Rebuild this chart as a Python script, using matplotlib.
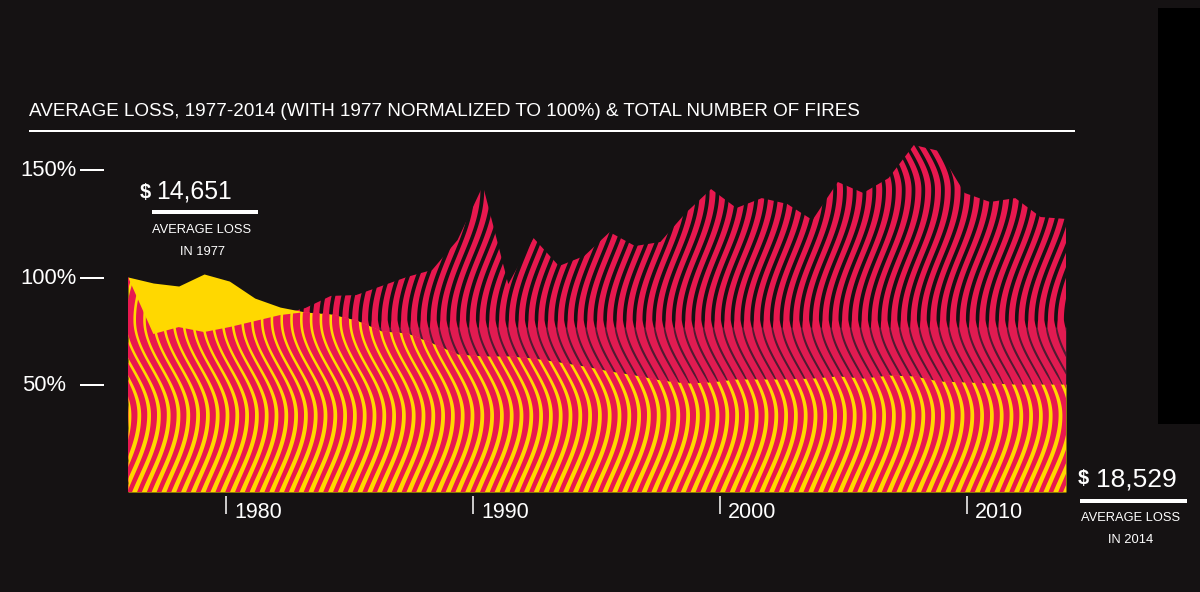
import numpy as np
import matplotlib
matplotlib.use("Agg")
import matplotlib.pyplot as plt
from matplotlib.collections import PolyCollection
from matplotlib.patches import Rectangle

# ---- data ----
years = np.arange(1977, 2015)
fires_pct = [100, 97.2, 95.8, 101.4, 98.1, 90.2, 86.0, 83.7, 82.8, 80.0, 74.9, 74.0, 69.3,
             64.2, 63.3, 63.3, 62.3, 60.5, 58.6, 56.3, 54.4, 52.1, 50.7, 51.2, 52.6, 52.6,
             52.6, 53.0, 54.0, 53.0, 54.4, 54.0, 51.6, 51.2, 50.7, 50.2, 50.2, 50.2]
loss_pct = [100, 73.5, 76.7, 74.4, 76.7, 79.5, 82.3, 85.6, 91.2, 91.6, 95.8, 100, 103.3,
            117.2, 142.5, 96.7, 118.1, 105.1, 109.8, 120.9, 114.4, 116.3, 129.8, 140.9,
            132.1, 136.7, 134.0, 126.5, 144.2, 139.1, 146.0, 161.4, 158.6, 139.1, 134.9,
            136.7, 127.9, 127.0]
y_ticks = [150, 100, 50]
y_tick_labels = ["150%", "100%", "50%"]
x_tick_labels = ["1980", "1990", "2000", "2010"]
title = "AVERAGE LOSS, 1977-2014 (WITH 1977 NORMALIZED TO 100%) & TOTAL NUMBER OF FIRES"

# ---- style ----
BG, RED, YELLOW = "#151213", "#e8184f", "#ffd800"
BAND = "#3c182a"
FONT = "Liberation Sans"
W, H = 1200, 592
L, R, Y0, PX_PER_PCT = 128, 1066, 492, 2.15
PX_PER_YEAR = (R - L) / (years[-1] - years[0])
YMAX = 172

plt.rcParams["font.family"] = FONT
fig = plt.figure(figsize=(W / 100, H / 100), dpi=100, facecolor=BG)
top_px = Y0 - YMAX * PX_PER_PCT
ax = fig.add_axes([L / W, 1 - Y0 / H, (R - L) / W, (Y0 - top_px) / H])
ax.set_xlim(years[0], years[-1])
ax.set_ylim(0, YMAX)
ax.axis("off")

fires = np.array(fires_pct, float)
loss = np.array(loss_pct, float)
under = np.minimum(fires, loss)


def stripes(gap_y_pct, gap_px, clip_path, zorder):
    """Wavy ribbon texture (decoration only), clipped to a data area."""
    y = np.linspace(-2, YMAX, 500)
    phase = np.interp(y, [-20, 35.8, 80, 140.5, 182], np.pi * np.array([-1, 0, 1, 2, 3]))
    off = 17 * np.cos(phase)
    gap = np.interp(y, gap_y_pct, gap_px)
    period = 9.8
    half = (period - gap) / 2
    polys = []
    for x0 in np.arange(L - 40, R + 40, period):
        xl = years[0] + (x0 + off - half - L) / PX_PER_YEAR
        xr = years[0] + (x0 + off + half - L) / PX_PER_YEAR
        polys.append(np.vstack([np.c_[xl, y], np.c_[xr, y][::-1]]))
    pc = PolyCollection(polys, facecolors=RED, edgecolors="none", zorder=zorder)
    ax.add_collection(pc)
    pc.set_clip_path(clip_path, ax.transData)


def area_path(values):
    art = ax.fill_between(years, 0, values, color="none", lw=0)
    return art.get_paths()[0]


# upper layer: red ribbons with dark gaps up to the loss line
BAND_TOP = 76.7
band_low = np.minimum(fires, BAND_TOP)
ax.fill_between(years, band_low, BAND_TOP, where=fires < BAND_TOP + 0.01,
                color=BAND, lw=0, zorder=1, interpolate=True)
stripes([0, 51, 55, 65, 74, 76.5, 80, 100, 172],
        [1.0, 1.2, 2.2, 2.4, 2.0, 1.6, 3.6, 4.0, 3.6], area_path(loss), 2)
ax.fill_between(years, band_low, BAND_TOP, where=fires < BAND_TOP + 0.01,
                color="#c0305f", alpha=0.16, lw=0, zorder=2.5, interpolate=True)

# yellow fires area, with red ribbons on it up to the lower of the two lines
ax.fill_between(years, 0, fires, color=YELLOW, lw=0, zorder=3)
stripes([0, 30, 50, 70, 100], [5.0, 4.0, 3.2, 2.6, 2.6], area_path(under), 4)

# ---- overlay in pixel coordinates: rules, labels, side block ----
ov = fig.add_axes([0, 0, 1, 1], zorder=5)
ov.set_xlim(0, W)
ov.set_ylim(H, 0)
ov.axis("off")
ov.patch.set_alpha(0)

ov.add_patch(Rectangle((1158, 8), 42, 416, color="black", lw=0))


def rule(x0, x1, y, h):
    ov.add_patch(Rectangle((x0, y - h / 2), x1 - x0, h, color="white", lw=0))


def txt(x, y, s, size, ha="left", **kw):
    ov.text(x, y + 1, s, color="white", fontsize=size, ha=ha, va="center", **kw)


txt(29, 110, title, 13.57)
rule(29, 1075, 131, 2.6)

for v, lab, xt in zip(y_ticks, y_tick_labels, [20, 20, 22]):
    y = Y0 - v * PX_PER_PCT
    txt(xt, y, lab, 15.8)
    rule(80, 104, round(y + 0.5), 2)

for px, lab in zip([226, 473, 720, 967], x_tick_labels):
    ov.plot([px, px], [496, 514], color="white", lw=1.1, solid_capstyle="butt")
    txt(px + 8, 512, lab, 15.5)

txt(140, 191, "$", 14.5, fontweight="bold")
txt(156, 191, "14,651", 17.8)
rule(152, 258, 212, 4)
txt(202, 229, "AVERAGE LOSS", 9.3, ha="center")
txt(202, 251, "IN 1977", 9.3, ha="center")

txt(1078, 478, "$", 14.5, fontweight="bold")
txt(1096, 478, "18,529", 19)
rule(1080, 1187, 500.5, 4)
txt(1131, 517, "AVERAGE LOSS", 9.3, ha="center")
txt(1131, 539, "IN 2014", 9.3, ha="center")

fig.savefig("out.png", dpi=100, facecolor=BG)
============
* **WORK TO COMPLETE**:
Transcribe the full listing above exactly, with the images removed.

* **TASK OUTPUT**:
Rebuild this chart as a Python script, using matplotlib.
import numpy as np
import matplotlib
matplotlib.use("Agg")
import matplotlib.pyplot as plt
from matplotlib.collections import PolyCollection
from matplotlib.patches import Rectangle

# ---- data ----
years = np.arange(1977, 2015)
fires_pct = [100, 97.2, 95.8, 101.4, 98.1, 90.2, 86.0, 83.7, 82.8, 80.0, 74.9, 74.0, 69.3,
             64.2, 63.3, 63.3, 62.3, 60.5, 58.6, 56.3, 54.4, 52.1, 50.7, 51.2, 52.6, 52.6,
             52.6, 53.0, 54.0, 53.0, 54.4, 54.0, 51.6, 51.2, 50.7, 50.2, 50.2, 50.2]
loss_pct = [100, 73.5, 76.7, 74.4, 76.7, 79.5, 82.3, 85.6, 91.2, 91.6, 95.8, 100, 103.3,
            117.2, 142.5, 96.7, 118.1, 105.1, 109.8, 120.9, 114.4, 116.3, 129.8, 140.9,
            132.1, 136.7, 134.0, 126.5, 144.2, 139.1, 146.0, 161.4, 158.6, 139.1, 134.9,
            136.7, 127.9, 127.0]
y_ticks = [150, 100, 50]
y_tick_labels = ["150%", "100%", "50%"]
x_tick_labels = ["1980", "1990", "2000", "2010"]
title = "AVERAGE LOSS, 1977-2014 (WITH 1977 NORMALIZED TO 100%) & TOTAL NUMBER OF FIRES"

# ---- style ----
BG, RED, YELLOW = "#151213", "#e8184f", "#ffd800"
BAND = "#3c182a"
FONT = "Liberation Sans"
W, H = 1200, 592
L, R, Y0, PX_PER_PCT = 128, 1066, 492, 2.15
PX_PER_YEAR = (R - L) / (years[-1] - years[0])
YMAX = 172

plt.rcParams["font.family"] = FONT
fig = plt.figure(figsize=(W / 100, H / 100), dpi=100, facecolor=BG)
top_px = Y0 - YMAX * PX_PER_PCT
ax = fig.add_axes([L / W, 1 - Y0 / H, (R - L) / W, (Y0 - top_px) / H])
ax.set_xlim(years[0], years[-1])
ax.set_ylim(0, YMAX)
ax.axis("off")

fires = np.array(fires_pct, float)
loss = np.array(loss_pct, float)
under = np.minimum(fires, loss)


def stripes(gap_y_pct, gap_px, clip_path, zorder):
    """Wavy ribbon texture (decoration only), clipped to a data area."""
    y = np.linspace(-2, YMAX, 500)
    phase = np.interp(y, [-20, 35.8, 80, 140.5, 182], np.pi * np.array([-1, 0, 1, 2, 3]))
    off = 17 * np.cos(phase)
    gap = np.interp(y, gap_y_pct, gap_px)
    period = 9.8
    half = (period - gap) / 2
    polys = []
    for x0 in np.arange(L - 40, R + 40, period):
        xl = years[0] + (x0 + off - half - L) / PX_PER_YEAR
        xr = years[0] + (x0 + off + half - L) / PX_PER_YEAR
        polys.append(np.vstack([np.c_[xl, y], np.c_[xr, y][::-1]]))
    pc = PolyCollection(polys, facecolors=RED, edgecolors="none", zorder=zorder)
    ax.add_collection(pc)
    pc.set_clip_path(clip_path, ax.transData)


def area_path(values):
    art = ax.fill_between(years, 0, values, color="none", lw=0)
    return art.get_paths()[0]


# upper layer: red ribbons with dark gaps up to the loss line
BAND_TOP = 76.7
band_low = np.minimum(fires, BAND_TOP)
ax.fill_between(years, band_low, BAND_TOP, where=fires < BAND_TOP + 0.01,
                color=BAND, lw=0, zorder=1, interpolate=True)
stripes([0, 51, 55, 65, 74, 76.5, 80, 100, 172],
        [1.0, 1.2, 2.2, 2.4, 2.0, 1.6, 3.6, 4.0, 3.6], area_path(loss), 2)
ax.fill_between(years, band_low, BAND_TOP, where=fires < BAND_TOP + 0.01,
                color="#c0305f", alpha=0.16, lw=0, zorder=2.5, interpolate=True)

# yellow fires area, with red ribbons on it up to the lower of the two lines
ax.fill_between(years, 0, fires, color=YELLOW, lw=0, zorder=3)
stripes([0, 30, 50, 70, 100], [5.0, 4.0, 3.2, 2.6, 2.6], area_path(under), 4)

# ---- overlay in pixel coordinates: rules, labels, side block ----
ov = fig.add_axes([0, 0, 1, 1], zorder=5)
ov.set_xlim(0, W)
ov.set_ylim(H, 0)
ov.axis("off")
ov.patch.set_alpha(0)

ov.add_patch(Rectangle((1158, 8), 42, 416, color="black", lw=0))


def rule(x0, x1, y, h):
    ov.add_patch(Rectangle((x0, y - h / 2), x1 - x0, h, color="white", lw=0))


def txt(x, y, s, size, ha="left", **kw):
    ov.text(x, y + 1, s, color="white", fontsize=size, ha=ha, va="center", **kw)


txt(29, 110, title, 13.57)
rule(29, 1075, 131, 2.6)

for v, lab, xt in zip(y_ticks, y_tick_labels, [20, 20, 22]):
    y = Y0 - v * PX_PER_PCT
    txt(xt, y, lab, 15.8)
    rule(80, 104, round(y + 0.5), 2)

for px, lab in zip([226, 473, 720, 967], x_tick_labels):
    ov.plot([px, px], [496, 514], color="white", lw=1.1, solid_capstyle="butt")
    txt(px + 8, 512, lab, 15.5)

txt(140, 191, "$", 14.5, fontweight="bold")
txt(156, 191, "14,651", 17.8)
rule(152, 258, 212, 4)
txt(202, 229, "AVERAGE LOSS", 9.3, ha="center")
txt(202, 251, "IN 1977", 9.3, ha="center")

txt(1078, 478, "$", 14.5, fontweight="bold")
txt(1096, 478, "18,529", 19)
rule(1080, 1187, 500.5, 4)
txt(1131, 517, "AVERAGE LOSS", 9.3, ha="center")
txt(1131, 539, "IN 2014", 9.3, ha="center")

fig.savefig("out.png", dpi=100, facecolor=BG)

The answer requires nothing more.